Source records

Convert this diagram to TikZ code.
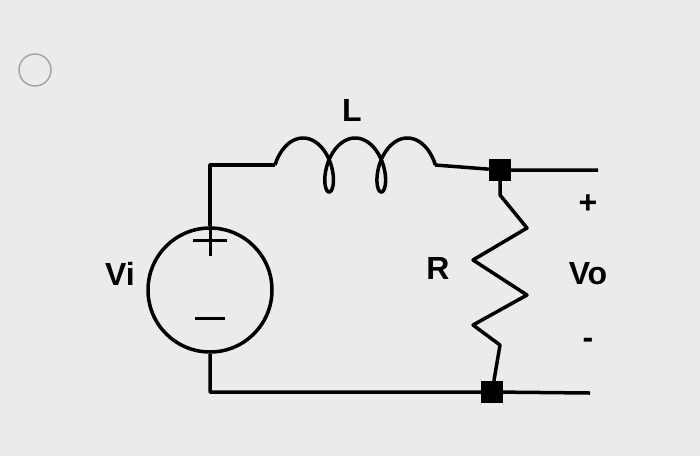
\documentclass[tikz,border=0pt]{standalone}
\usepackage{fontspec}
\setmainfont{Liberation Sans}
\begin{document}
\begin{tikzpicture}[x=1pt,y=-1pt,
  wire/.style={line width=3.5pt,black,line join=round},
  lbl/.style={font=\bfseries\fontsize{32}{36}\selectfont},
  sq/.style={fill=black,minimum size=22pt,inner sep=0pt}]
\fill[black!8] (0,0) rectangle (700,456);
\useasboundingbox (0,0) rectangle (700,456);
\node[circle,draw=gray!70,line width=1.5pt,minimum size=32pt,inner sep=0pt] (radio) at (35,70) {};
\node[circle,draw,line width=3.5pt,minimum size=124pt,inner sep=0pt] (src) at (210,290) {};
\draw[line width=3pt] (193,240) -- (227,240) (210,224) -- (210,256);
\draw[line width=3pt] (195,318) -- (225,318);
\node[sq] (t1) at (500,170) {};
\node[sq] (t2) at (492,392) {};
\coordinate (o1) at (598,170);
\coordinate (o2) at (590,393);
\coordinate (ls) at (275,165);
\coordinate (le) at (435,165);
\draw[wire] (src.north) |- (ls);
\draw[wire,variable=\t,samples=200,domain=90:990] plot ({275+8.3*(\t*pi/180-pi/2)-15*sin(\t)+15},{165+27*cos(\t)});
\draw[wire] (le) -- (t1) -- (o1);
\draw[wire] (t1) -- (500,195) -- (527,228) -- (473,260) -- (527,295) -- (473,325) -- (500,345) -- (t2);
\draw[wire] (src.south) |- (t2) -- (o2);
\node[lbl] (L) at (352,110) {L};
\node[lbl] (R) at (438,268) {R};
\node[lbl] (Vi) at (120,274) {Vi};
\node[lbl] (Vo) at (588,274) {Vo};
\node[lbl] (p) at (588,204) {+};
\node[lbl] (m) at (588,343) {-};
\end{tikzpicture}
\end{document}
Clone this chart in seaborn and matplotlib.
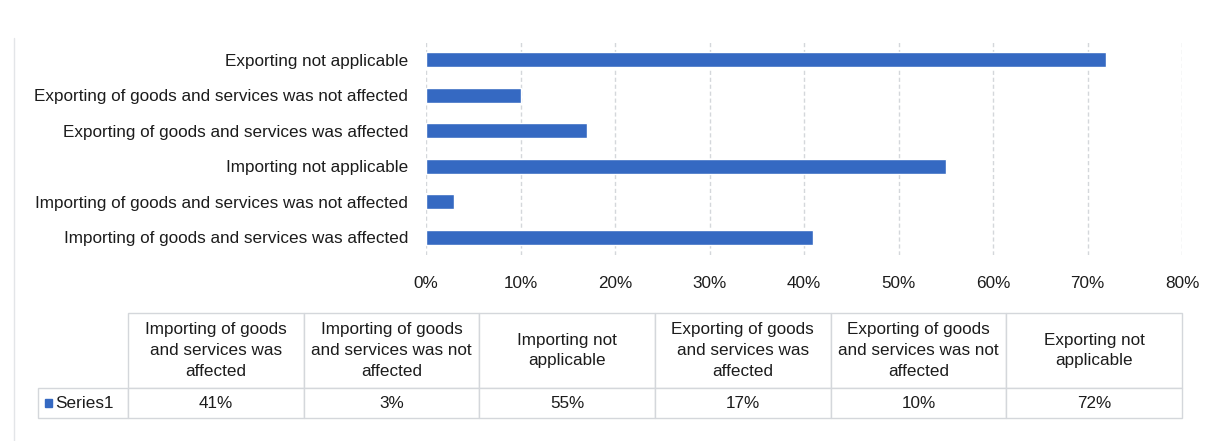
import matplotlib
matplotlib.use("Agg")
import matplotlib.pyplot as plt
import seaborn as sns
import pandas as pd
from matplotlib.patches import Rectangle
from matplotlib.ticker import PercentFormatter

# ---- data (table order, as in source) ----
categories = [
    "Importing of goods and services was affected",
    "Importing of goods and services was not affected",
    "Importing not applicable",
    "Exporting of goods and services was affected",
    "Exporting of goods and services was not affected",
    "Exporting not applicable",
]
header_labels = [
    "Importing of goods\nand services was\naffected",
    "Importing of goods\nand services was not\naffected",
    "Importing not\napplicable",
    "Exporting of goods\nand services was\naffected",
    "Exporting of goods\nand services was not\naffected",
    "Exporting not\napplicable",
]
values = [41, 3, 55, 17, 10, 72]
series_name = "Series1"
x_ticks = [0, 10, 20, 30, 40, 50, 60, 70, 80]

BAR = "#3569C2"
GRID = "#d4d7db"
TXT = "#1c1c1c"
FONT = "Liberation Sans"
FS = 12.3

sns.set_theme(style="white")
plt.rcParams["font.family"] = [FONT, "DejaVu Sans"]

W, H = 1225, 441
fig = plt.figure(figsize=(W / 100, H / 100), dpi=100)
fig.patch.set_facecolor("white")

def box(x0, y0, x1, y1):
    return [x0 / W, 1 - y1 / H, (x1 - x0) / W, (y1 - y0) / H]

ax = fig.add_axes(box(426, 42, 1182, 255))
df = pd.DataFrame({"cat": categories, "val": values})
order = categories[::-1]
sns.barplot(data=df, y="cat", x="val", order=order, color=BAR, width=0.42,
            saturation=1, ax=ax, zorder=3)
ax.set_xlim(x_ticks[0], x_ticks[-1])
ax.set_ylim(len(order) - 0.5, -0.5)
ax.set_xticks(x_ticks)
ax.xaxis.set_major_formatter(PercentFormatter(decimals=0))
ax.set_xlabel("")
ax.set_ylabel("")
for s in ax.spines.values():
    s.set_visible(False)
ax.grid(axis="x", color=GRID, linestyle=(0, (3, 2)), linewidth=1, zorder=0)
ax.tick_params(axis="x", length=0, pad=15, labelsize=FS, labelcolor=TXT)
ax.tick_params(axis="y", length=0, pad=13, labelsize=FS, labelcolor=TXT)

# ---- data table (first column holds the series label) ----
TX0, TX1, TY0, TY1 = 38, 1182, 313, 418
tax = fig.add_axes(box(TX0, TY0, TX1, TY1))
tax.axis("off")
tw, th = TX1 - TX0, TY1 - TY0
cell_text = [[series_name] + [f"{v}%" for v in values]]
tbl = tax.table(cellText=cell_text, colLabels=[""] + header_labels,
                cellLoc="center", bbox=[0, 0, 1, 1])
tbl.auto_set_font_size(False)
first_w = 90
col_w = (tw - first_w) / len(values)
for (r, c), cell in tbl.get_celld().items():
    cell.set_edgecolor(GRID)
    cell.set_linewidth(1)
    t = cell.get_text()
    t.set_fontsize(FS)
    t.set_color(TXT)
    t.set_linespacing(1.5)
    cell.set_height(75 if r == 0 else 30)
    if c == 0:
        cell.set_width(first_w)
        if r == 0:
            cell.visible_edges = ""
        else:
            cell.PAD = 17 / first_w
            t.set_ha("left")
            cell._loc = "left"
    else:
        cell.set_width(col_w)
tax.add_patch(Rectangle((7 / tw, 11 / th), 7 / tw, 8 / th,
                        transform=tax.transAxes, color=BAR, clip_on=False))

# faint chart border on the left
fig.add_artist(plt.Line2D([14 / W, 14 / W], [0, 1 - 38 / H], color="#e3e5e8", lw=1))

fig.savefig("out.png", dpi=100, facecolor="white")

Problem requirements
Any pictures should be left out. Reproduce every line from the one holding "Clone this chart in seaborn and matplotlib." down to the one holding "x_ticks = [0, 10, 20, 30, 40, 50, 60, 70, 80]", both of those lines included.

Complete response
Clone this chart in seaborn and matplotlib.
import matplotlib
matplotlib.use("Agg")
import matplotlib.pyplot as plt
import seaborn as sns
import pandas as pd
from matplotlib.patches import Rectangle
from matplotlib.ticker import PercentFormatter

# ---- data (table order, as in source) ----
categories = [
    "Importing of goods and services was affected",
    "Importing of goods and services was not affected",
    "Importing not applicable",
    "Exporting of goods and services was affected",
    "Exporting of goods and services was not affected",
    "Exporting not applicable",
]
header_labels = [
    "Importing of goods\nand services was\naffected",
    "Importing of goods\nand services was not\naffected",
    "Importing not\napplicable",
    "Exporting of goods\nand services was\naffected",
    "Exporting of goods\nand services was not\naffected",
    "Exporting not\napplicable",
]
values = [41, 3, 55, 17, 10, 72]
series_name = "Series1"
x_ticks = [0, 10, 20, 30, 40, 50, 60, 70, 80]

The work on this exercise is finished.